The opportunity to cook octopus finally presented itself. My husband and I were making the rounds to see his family in and around Naples and our last stop was to see his great-uncle, Zio Antonio, who lives in Pozzuoli, a town next to Naples and the town where Sofia Loren is from. Pozzuoli is also famous for its fish market, which is one of the largest in Italy. My husband always tells me that serving fish to a Puteolano is a terrible ordeal, because fish is more than a passion for them, it is almost an obsession and nothing is as fresh as the fish in Pozzuoli.
Lucky for us, with this obsession comes a great sense of pride. Of course the conversation eventually came around to the topic of food, as it often does in Italy, and therefore fish. Zio Antonio explained to us that he had a friend who went to the fish market every Saturday for him to buy him his fish for the week. He pulled out 2 bags from the freezer and insisted on us taking them, he didn’t want us to go home empty handed. In one of the bags we found two beautiful octopus. Since we had a two hour drive back to Rome and they would defrost in the car, we had to be sure to make them the next day for our dinner.
- 2 lbs. octopus verace
- 1 cup of fresh pachino tomatoes, quartered
- 1 14 oz. can of tomatoes, peeled
- 3 tbsp extra-virgin olive oil
- 1/2 cup of black olives
- 1 clove garlic
- 1/2 lb of linguini
- 1 handful parsley
- Salt & pepper
Make sure that your fish monger cleans the octopus, removing the innards, the eyes and the beak area of the octopus.
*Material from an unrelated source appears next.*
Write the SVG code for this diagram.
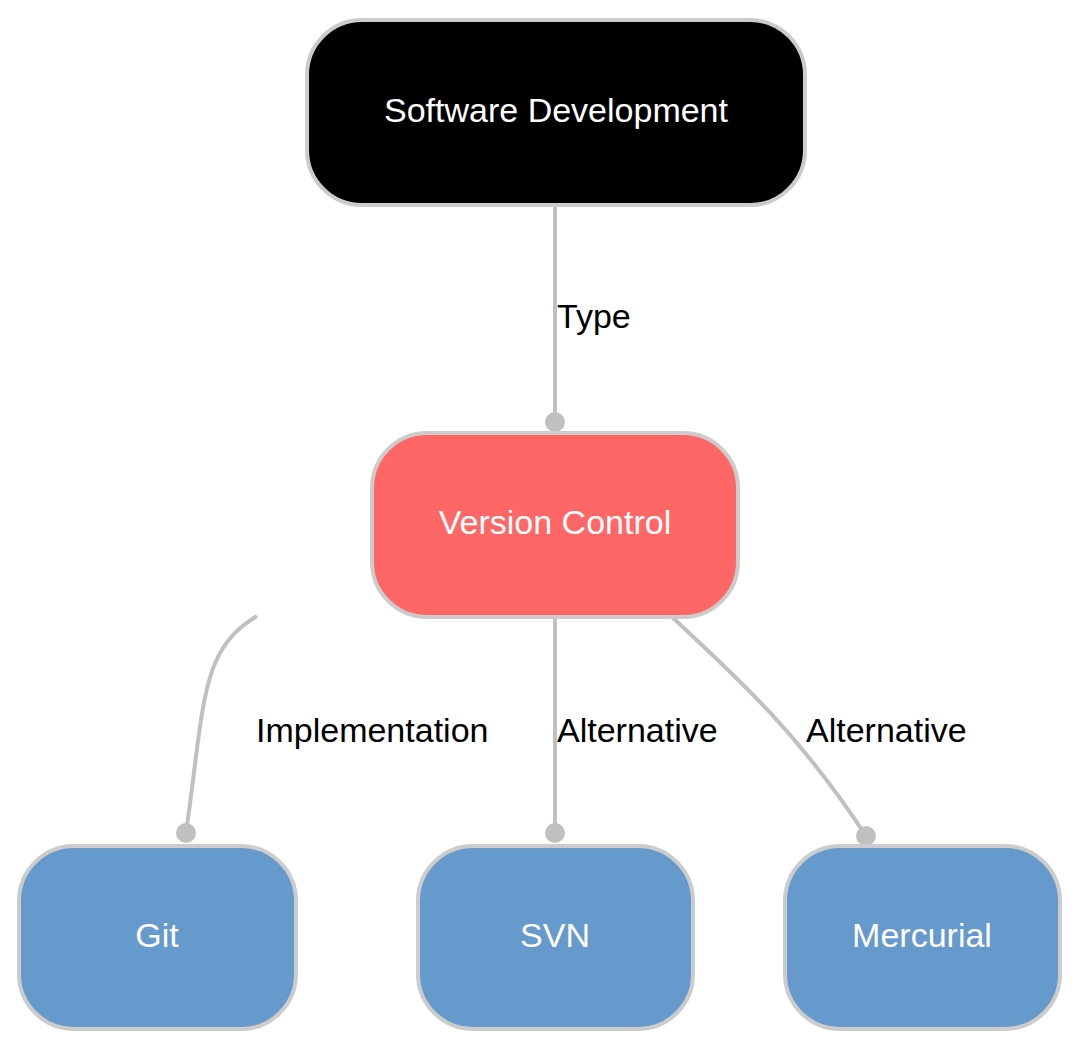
<svg xmlns="http://www.w3.org/2000/svg" width="1080" height="1049" viewBox="0 0 1080 1049">
<style>
.n{stroke:#cccccc;stroke-width:4}
.t{font-family:"Liberation Sans",Arial,sans-serif;font-size:34px;fill:#fff;text-anchor:middle}
.l{font-family:"Liberation Sans",Arial,sans-serif;font-size:34px;fill:#000}
.e{stroke:#c0c0c0;stroke-width:4;fill:none}
.d{fill:#c0c0c0}
</style>
<rect width="1080" height="1049" fill="#fff"/>
<g id="edges">
<path class="e" d="M555,205 L555,422"/><circle class="d" cx="555" cy="422" r="10"/>
<path class="e" d="M257,616 C200,650 205,700 186,833"/><circle class="d" cx="186" cy="833" r="10"/>
<path class="e" d="M555,617 L555,833"/><circle class="d" cx="555" cy="833" r="10"/>
<path class="e" d="M672,617 C740,680 800,735 866,836"/><circle class="d" cx="866" cy="836" r="10"/>
<text class="l" x="557" y="328">Type</text>
<text class="l" x="256" y="742">Implementation</text>
<text class="l" x="557" y="742">Alternative</text>
<text class="l" x="806" y="742">Alternative</text>
</g>
<g id="sd"><rect class="n" x="307" y="20" width="498" height="185" rx="55" fill="#000"/><text class="t" x="556" y="122">Software Development</text></g>
<g id="vc"><rect class="n" x="372" y="433" width="366" height="184" rx="55" fill="#ff6666"/><text class="t" x="555" y="534">Version Control</text></g>
<g id="git"><rect class="n" x="19" y="846" width="277" height="183" rx="55" fill="#6699cc"/><text class="t" x="157" y="947">Git</text></g>
<g id="svn"><rect class="n" x="418" y="846" width="275" height="183" rx="55" fill="#6699cc"/><text class="t" x="555" y="947">SVN</text></g>
<g id="merc"><rect class="n" x="785" y="846" width="275" height="183" rx="55" fill="#6699cc"/><text class="t" x="922" y="947">Mercurial</text></g>
</svg>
Zio Antonio’s fish monger did not do this for us and it wasn’t a pleasant experience, though not terribly difficult.
Put the octopus into a heavy-bottomed pot, you don’t need to add salt to this because the octopus is already salty enough, add pepper to taste with the tomatoes, olive oil, parsley, garlic and place over low heat.
Cover the pot well and cook over low heat for 1 hour, add the pitted olives and continue cooking for another half hour to an hour, depending on the size of the octopus. Stir occasionally.
In the meantime, fill a large pot with water for the pasta. Bring to a boil over high heat. Once the water starts to boil for the pasta add a small handful of salt to the water and bring to a rolling boil. Add the pasta and cook until al dente. After you have drained the pasta ladle the sauce from the pot with the octopus into the pot for the pasta and stir until the pasta is dressed. Sprinkle each plate with fresh parsley and serve immediately.
The octopus can be served on its own after the pasta course. Be sure to have good bread for the scarpetta (cleaning your plate with the bread).
I have to admit that even though the idea of making octopus scared me and cleaning them almost made me throw in the towel, they came out pretty well and I am now officially honorarily from la Pigna Secca in Naples.